I'm wondering if it's too late to get a proposition on the November 6 ballot. Or maybe some kind of emergency legislation. I don't mean anything as drastic as Lincoln's suspending habeas corpus. But something must be done about that linguistic changeling—'n.
I can be as folksy as the next…not very folksy person, but this 'n thing has gotten out of of control. It's roaming about pretty freely, seeking whom it may devour. Here in the Word Crank home country, it seems to be devouring festivals.
Recent civic soirees include one called, ridiculously, "Break’n Bread" or, possibly, Break ’n Bread." It's hard to tell from the advertising if there is a space between "Break" and "'n." Either way, what does it mean? Yes, there seems to be food involved. Break’n Bread is sponsored by a group of restaurateurs and locavores, and is oh-so-hip. And yes, I know they mean "breaking bread," but for heaven's sake, why don't they just say so? The name actually says "Break and Bread." Why would a hoity-toity group of foodies butcher the name for its fundraiser?
And it gets worse. I refer to the Kick'n Chick'n Wing Fest. I simply can't wrap my brain around the illiteracy of that one. If deploying an 'n or two makes an event sound ever so much more fun and happening (happen'n? happ'n'n?), I wonder what the organizers of other events were thinking.
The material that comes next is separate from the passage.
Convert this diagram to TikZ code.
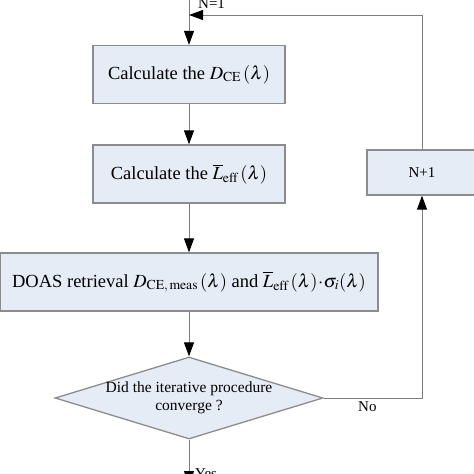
\documentclass[tikz,border=0pt]{standalone}
\usepackage{mathptmx}
\usepackage{fontspec}
\setmainfont{Liberation Serif}
\usetikzlibrary{arrows.meta,shapes.geometric}
\definecolor{boxfill}{RGB}{230,236,246}
\definecolor{boxline}{RGB}{140,140,140}
\definecolor{flowline}{RGB}{125,125,125}

\begin{document}
\begin{tikzpicture}[x=1pt,y=-1pt,
    stepbox/.style={draw=boxline,fill=boxfill,line width=1.3pt,minimum height=58pt,
      inner sep=0pt,font=\fontsize{18.5}{22}\selectfont},
    decision/.style={diamond,draw=boxline,fill=boxfill,line width=1.3pt,
      minimum width=268pt,minimum height=82pt,inner sep=0pt},
    flow/.style={draw=flowline,line width=.9pt,-{Triangle[length=14pt,width=10pt,color=black]}},
    lbl/.style={font=\fontsize{15}{18}\selectfont,inner sep=0pt}]
    \clip (0,0) rectangle (474,474);
    \useasboundingbox (0,0) rectangle (474,474);
    % main column
    \coordinate (start) at (189,0);
    \node[stepbox,minimum width=192pt] (dce) at (189,74.5) {Calculate the $D_{\mathrm{CE}}\,(\lambda)$};
    \node[stepbox,minimum width=192pt] (leff) at (189,174) {Calculate the $\overline{L}_{\mathrm{eff}}\,(\lambda)$};
    \node[stepbox,minimum width=378pt] (doas) at (189,282)
      {DOAS retrieval $D_{\mathrm{CE,\,meas}}\,(\lambda)$ and $\overline{L}_{\mathrm{eff}}\,(\lambda)\!\cdot\!\sigma_i(\lambda)$};
    \node[decision] (conv) at (189,398) {};
    \node[font=\fontsize{15.5}{18.5}\selectfont,align=center] (convtxt) at (conv) {Did the iterative procedure\\converge ?};
    \coordinate (out) at (189,485);
    % loop branch
    \node[stepbox,minimum width=110pt,minimum height=45pt,font=\fontsize{15}{18}\selectfont] (next) at (422,172.5) {N+1};
    \coordinate (joint) at (189,15);
    \coordinate (turn) at (422,398);
    \coordinate (back) at (422,15);

    \draw[flow] (start) -- (dce);
    \draw[flow] (dce) -- (leff);
    \draw[flow] (leff) -- (doas);
    \draw[flow] (doas) -- (conv);
    \draw[flow] (conv) -- (out);
    \draw[flow] (conv.east) -- (turn) -- (next);
    \draw[flow] (next) -- (back) -- (joint);

    \node[lbl,anchor=base west] (n1) at (198,8.5) {N=1};
    \node[lbl,anchor=base west] (no) at (358,411) {No};
    \node[lbl,anchor=base west] (yes) at (195,478) {Yes};
  \end{tikzpicture}
\end{document}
A suburb's "Arts and Music on the Green" sounds downright staid. It so easily could have been "Arts’n Music’n the Green." And how about the local celebration of all things Hispanic? It's called, simply, Fiesta. Perhaps the organizers went through ESL classes, and, so, actually learned grammar. ("Her English is too good, he said, Which clearly indicates that she is foreign." Lyric from "You Did It," My Fair Lady)
Sad. It could have been "Lat'n Fest."